Copy exactly the lines from the line containing "Reproduce this chart with matplotlib." to the line containing "import numpy as np", both lines included, and omit any pictures.

begin RAW DATA

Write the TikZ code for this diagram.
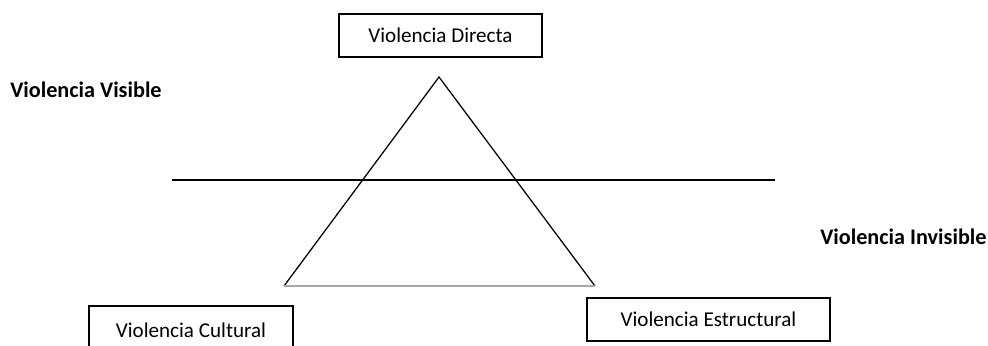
\documentclass[tikz,border=0pt]{standalone}
\usepackage{fontspec}
\setmainfont{Carlito}
\begin{document}
\begin{tikzpicture}[x=0.025cm,y=-0.025cm,
  caja/.style={draw,line width=1pt,minimum height=43*0.025cm,inner sep=0pt,font=\fontsize{15}{18}\selectfont},
  etiqueta/.style={anchor=west,inner sep=0pt,font=\fontsize{15.8}{19}\selectfont\bfseries}]
\clip(0,0)rectangle(988,345);
\node[caja,minimum width=203*0.025cm](directa) at (440.5,35.5){Violencia Directa};
\node[caja,minimum width=204*0.025cm,minimum height=48*0.025cm](cultural) at (191,330){Violencia Cultural};
\node[caja,minimum width=243*0.025cm](estructural) at (708.5,319.5){Violencia Estructural};
\node[etiqueta](visible) at (10,90){Violencia Visible};
\node[etiqueta](invisible) at (820,237){Violencia Invisible};
% triangulo
\coordinate(cima) at (439,77);
\coordinate(izq) at (284,286);
\coordinate(der) at (595,286);
\draw[line width=0.9pt](izq)--(cima)--(der);
\draw[gray!70,line width=1.4pt](izq)--(der);
% linea horizontal
\coordinate(a) at (172,180);
\coordinate(b) at (775,180);
\draw[line width=0.9pt](a)--(b);
\end{tikzpicture}
\end{document}
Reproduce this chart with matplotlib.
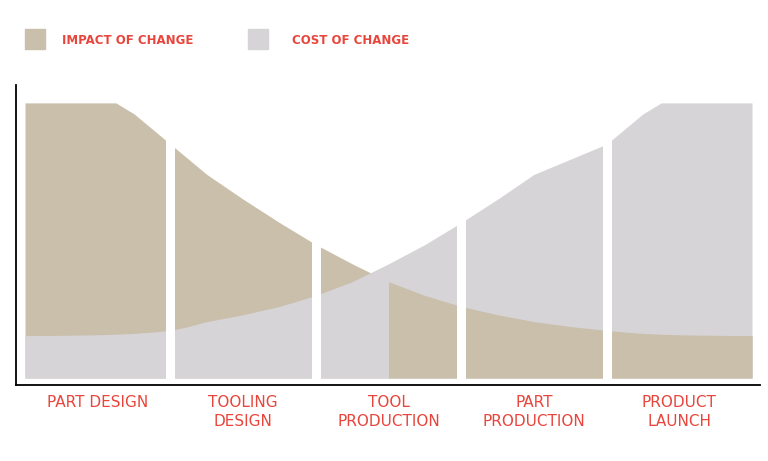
import matplotlib
matplotlib.use("Agg")
import matplotlib.pyplot as plt
import numpy as np

stages = ["PART DESIGN", "TOOLING\nDESIGN", "TOOL\nPRODUCTION", "PART\nPRODUCTION", "PRODUCT\nLAUNCH"]
x = [0, .25, .5, .625, .75, .875, 1.0, 1.125, 1.25, 1.5, 1.75, 2.0, 2.25, 2.5,
     2.75, 3.0, 3.25, 3.5, 3.75, 4.0, 4.125, 4.25, 4.375, 4.5, 4.75, 5.0]
impact = [100, 100, 100, 100, 96, 90.5, 85, 79.5, 74, 65, 56.5, 48.5, 41.5, 35,
          30, 26, 23, 20.5, 18.7, 17.3, 16.7, 16.2, 15.9, 15.7, 15.5, 15.4]
cost = impact[::-1]

beige = "#c9bfab"
grey = "#d6d4d7"
red = "#e8453c"

fig = plt.figure(figsize=(7.68, 4.61), dpi=100)
ax = fig.add_axes([16/768, 1-385/461, 744/768, 300/461])
xa = np.array(x)
left = xa <= 2.5
right = xa >= 2.5
ax.fill_between(x, 0, impact, color=beige, lw=0)
ax.fill_between(x, 0, cost, where=left, color=grey, lw=0)
ax.fill_between(x, 0, cost, where=right, color=grey, lw=0)
ax.fill_between(x, 0, impact, where=right, color=beige, lw=0)
for b in [1, 2, 3, 4]:
    ax.axvline(b, color="white", lw=6.5)
ax.set_xlim(-0.062, 5.055)
ax.set_ylim(-2.55, 106.5)
for s in ["top", "right"]:
    ax.spines[s].set_visible(False)
ax.spines["left"].set_linewidth(1.3)
ax.spines["bottom"].set_linewidth(1.3)
ax.set_xticks([])
ax.set_yticks([])
for i, s in enumerate(stages):
    fig.text((25 + (i + 0.5) * 145.4) / 768, 1 - 395 / 461, s, ha="center", va="top",
             color=red, fontsize=11, linespacing=1.3)

fig.patches.append(plt.Rectangle((25/768, 1-49/461), 20/768, 20/461, color=beige, transform=fig.transFigure))
fig.patches.append(plt.Rectangle((248/768, 1-49/461), 20/768, 20/461, color=grey, transform=fig.transFigure))
fig.text(62/768, 1-40/461, "IMPACT OF CHANGE", color=red, fontsize=8.5, fontweight="bold", va="center")
fig.text(292/768, 1-40/461, "COST OF CHANGE", color=red, fontsize=8.5, fontweight="bold", va="center")
fig.savefig("out.png", dpi=100)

end RAW DATA

* ANSWER TO THE TASK:
Reproduce this chart with matplotlib.
import matplotlib
matplotlib.use("Agg")
import matplotlib.pyplot as plt
import numpy as np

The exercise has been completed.